Houston Harbaugh's Duty to Disclose
In contrast, the Ninth Circuit upheld the dismissal of claims against Houston Harbaugh, reasoning that the law firm did not owe a duty to disclose omitted information regarding its client, Heim. The court explained that Houston Harbaugh was retained solely to assess the marketability of title, a task that focused on the legal status of ownership rather than the financial aspects of the transaction. The court concluded that since the title opinions prepared by Houston Harbaugh did not contain inaccuracies and the omitted information pertained to Heim's interests, the law firm had no obligation to disclose such details under section 10(b). The court noted that both parties had equal access to the relevant information and that Houston Harbaugh was not responsible for initiating the securities transactions.
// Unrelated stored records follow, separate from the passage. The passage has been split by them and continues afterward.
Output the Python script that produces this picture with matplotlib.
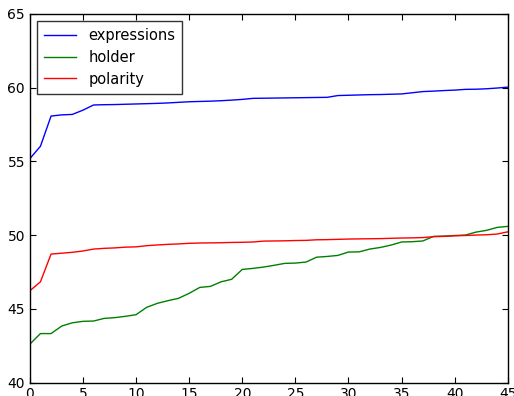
import matplotlib
matplotlib.use("Agg")
import matplotlib.pyplot as plt
import numpy as np

x = list(range(46))
expressions = [55.18, 56.02, 58.07, 58.15, 58.18, 58.47, 58.82, 58.84, 58.85, 58.87,
               58.89, 58.91, 58.93, 58.96, 59.0, 59.04, 59.06, 59.08, 59.11, 59.15,
               59.2, 59.27, 59.28, 59.29, 59.3, 59.31, 59.32, 59.33, 59.34, 59.46,
               59.48, 59.5, 59.52, 59.53, 59.55, 59.57, 59.65, 59.73, 59.76, 59.8,
               59.83, 59.88, 59.89, 59.92, 59.97, 60.03]
holder = [42.6, 43.32, 43.32, 43.83, 44.05, 44.15, 44.17, 44.35, 44.4, 44.49,
          44.6, 45.1, 45.37, 45.55, 45.71, 46.05, 46.45, 46.52, 46.83, 47.0,
          47.67, 47.74, 47.83, 47.95, 48.08, 48.1, 48.17, 48.5, 48.55, 48.62,
          48.85, 48.86, 49.05, 49.16, 49.32, 49.53, 49.55, 49.6, 49.91, 49.93,
          49.97, 50.0, 50.2, 50.32, 50.52, 50.59]
polarity = [46.22, 46.83, 48.71, 48.77, 48.83, 48.92, 49.05, 49.1, 49.13, 49.18,
            49.2, 49.28, 49.33, 49.37, 49.4, 49.44, 49.46, 49.47, 49.48, 49.5,
            49.51, 49.53, 49.59, 49.6, 49.61, 49.63, 49.64, 49.68, 49.69, 49.71,
            49.73, 49.74, 49.75, 49.76, 49.78, 49.8, 49.81, 49.83, 49.89, 49.91,
            49.95, 49.97, 50.0, 50.02, 50.07, 50.22]

fig = plt.figure(figsize=(5.14, 3.96), dpi=100, facecolor="white")
ax = fig.add_axes([0.058, 0.034, 0.930, 0.931])
ax.plot(x, expressions, color="blue", lw=1, label="expressions")
ax.plot(x, holder, color="green", lw=1, label="holder")
ax.plot(x, polarity, color="red", lw=1, label="polarity")
ax.set_xlim(0, 45)
ax.set_ylim(40, 65)
ax.set_xticks(range(0, 46, 5))
ax.set_yticks(range(40, 66, 5))
ax.tick_params(direction="in", top=True, right=True, length=4, labelsize=10)
for s in ax.spines.values():
    s.set_linewidth(1)
leg = ax.legend(loc="upper left", fontsize=10.5, frameon=True, fancybox=False,
                handlelength=2.2, borderpad=0.5, labelspacing=0.45)
leg.get_frame().set_edgecolor("black")
leg.get_frame().set_linewidth(1)
fig.savefig("out.png", dpi=100, facecolor="white")
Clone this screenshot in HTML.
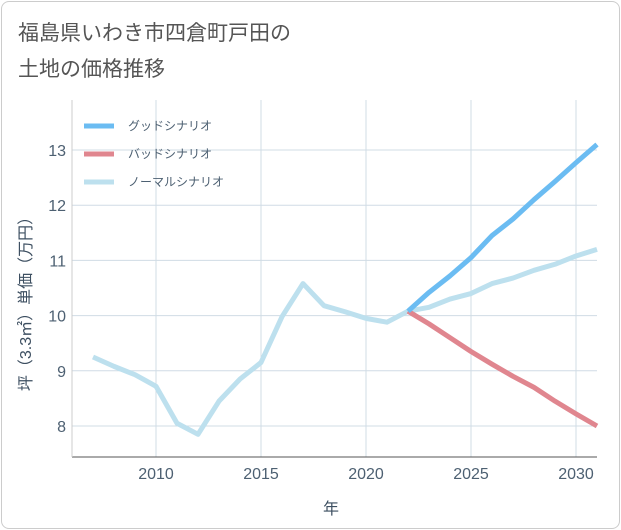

Thus, the court affirmed the district court's dismissal of the claims against Houston Harbaugh, finding that the firm’s limited role did not extend to disclosing the additional information sought by the investors.
Motions for Sanctions
The Ninth Circuit also affirmed the district court's denial of both parties' motions for sanctions under Rule 11. The court recognized that sanctions should not chill zealous advocacy and underscored that Rule 11 aims at preventing filings that are not grounded in law or fact. The court reviewed the circumstances surrounding the sanctions motions and determined that neither party had acted unreasonably or violated the standards set forth by Rule 11. The court noted that the actions taken by both parties did not warrant any penalties, as they were engaged in legitimate legal arguments and proceedings. As a result, the Ninth Circuit found no basis for sanctions and upheld the lower court's decision on this issue.
Conclusion
In conclusion, the Ninth Circuit affirmed in part, reversed in part, and remanded the case for further proceedings. It upheld the district court's summary judgment regarding the fraud claims against Peat, Marwick, as well as the dismissal of claims against Houston Harbaugh. However, it found that the aiding and abetting claim against Peat, Marwick should not have been dismissed and warranted further exploration. The court also confirmed that the motions for sanctions from both parties were appropriately denied, concluding that no violations of Rule 11 had occurred. Thus, the court’s rulings balanced the interests of all parties while ensuring that the legal standards were adequately applied.